You are enthusiastic about almost everything. When someone gives you a gift, you unwrap it and exclaim over it with unbridled happiness.

You are BRAVE…braver than I’d like some days! You learned to do a backflip off the diving board this summer at our neighborhood pool. You will try just about anything, talk to just about anyone, and when you are hurt, cry very little.

You are AFFECTIONATE…maybe the most cuddly child we’ve had so far. Even at age 5 you will still sit in our laps to be hugged and snuggled. You give hugs freely and generously to your circle of family and many friends.

You are LOYAL…you are convinced that your siblings and cousins are your best friends in the world and you love them dearly. You tell us that your “Brudder, Nicolas” is your very best friend. You talk about your baby sister who is going to come home from Ethiopia someday, and how you cannot wait to meet her, and how excited you are to be a big brother.

You are OBSERVANT and CHARMING and DEAR…on most days, you will size up whatever outfit or accessory I am wearing and tell me, “oh Mommy, you look SO pretty today. I love your dress.” Or, “oh look Mommy how you painted your nails so beautifully, I like them!”  You are also fond of telling me that someday when you are all grown up, you will buy the house next door, so that you can live close by to me forever.

No matter where you live someday, or how grown up you get, in my heart you will always be my “Little Jo” and I will forever be so amazingly blessed to be your Mother.

Happy Birthday, Sweet Josiah!

GLADNEY-APPROVED!

Last Tuesday we received an email from our caseworker at Gladney with the opening line….

“Congratulations, you are now Gladney approved!!!….”

This is HUGE progress, and means that our adoption agency and all the power vested therein has officially approved our full adoption application, home study, etc. From what my adoption friends tell me, this approval means we can officially say that we are “paper-pregnant” for our little girl! We are so excited! (Be sure to look for a little counting “Ticker” to show up soon on our web page.)

Currently we are waiting on US Customs to approve our application for our I-600A forms. This the biggest piece of red tape that remains between us and a spot on the waitlist in Ethiopia. What is an I-600A, you ask? Good question!

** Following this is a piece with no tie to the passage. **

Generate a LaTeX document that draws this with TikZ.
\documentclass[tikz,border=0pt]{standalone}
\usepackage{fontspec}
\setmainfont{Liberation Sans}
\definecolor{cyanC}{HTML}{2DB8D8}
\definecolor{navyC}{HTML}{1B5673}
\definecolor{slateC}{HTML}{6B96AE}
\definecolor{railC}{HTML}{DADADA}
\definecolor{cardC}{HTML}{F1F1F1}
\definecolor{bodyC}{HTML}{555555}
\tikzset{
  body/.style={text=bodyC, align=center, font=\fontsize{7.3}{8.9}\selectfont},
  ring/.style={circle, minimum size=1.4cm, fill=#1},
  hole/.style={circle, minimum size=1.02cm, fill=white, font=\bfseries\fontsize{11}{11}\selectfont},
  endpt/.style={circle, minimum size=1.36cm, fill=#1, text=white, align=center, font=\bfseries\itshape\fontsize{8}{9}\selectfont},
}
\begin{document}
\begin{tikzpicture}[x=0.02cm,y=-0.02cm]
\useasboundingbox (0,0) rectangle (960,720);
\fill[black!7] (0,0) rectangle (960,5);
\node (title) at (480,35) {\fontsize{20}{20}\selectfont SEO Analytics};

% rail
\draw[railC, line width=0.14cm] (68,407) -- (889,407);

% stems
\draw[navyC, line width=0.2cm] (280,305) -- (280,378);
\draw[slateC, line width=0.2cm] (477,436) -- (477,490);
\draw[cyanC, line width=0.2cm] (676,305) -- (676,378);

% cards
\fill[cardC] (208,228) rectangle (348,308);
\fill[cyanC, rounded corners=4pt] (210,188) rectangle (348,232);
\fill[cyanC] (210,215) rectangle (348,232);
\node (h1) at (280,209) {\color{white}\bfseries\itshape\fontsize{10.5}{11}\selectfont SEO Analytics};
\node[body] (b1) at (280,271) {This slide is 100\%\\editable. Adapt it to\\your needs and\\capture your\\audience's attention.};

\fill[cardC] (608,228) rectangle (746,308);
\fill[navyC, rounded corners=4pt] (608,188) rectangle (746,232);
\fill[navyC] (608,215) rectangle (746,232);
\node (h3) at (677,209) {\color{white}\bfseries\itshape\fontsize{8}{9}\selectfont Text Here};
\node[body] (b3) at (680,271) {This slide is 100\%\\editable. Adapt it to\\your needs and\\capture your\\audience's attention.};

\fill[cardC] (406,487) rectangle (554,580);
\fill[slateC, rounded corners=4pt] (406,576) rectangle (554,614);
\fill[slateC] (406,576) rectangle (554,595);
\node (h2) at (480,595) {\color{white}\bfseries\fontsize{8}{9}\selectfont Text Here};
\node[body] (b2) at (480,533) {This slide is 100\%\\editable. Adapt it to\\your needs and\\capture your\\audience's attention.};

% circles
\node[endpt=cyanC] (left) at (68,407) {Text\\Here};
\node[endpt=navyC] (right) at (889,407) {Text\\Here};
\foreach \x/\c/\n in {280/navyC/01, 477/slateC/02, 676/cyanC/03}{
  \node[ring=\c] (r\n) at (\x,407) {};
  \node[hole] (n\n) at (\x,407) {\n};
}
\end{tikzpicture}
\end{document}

I found this sweet little explanation on an International Adoption Website which is pretty reader-friendly. I just love the ending note “Keep in mind that processing your I600A may take as long as 90 days – if everything goes smoothly.”

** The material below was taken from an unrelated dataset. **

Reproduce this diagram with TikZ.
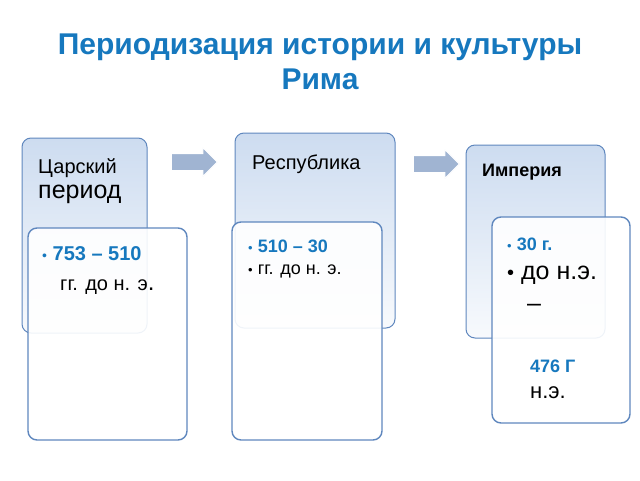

Jay and I are learning that expecting everything to go smoothly really isn’t very realistic in general in the adoption world. Rather, it is best to assume that things will happen when they happen for a reason, and that ultimately no waits, lags, mistakes, or even oversights on anyone’s part is going to thwart our being matched with the little girl chosen for our family.  Which is not to say these lags or delays are going to be easy or pleasant; after all, there is a tiny little girl waiting at the end of all this, and we’d love for her to be with her new family sooner rather than later.

For now, we are thankful for receiving our Gladney approval, and excited about the next steps in our process!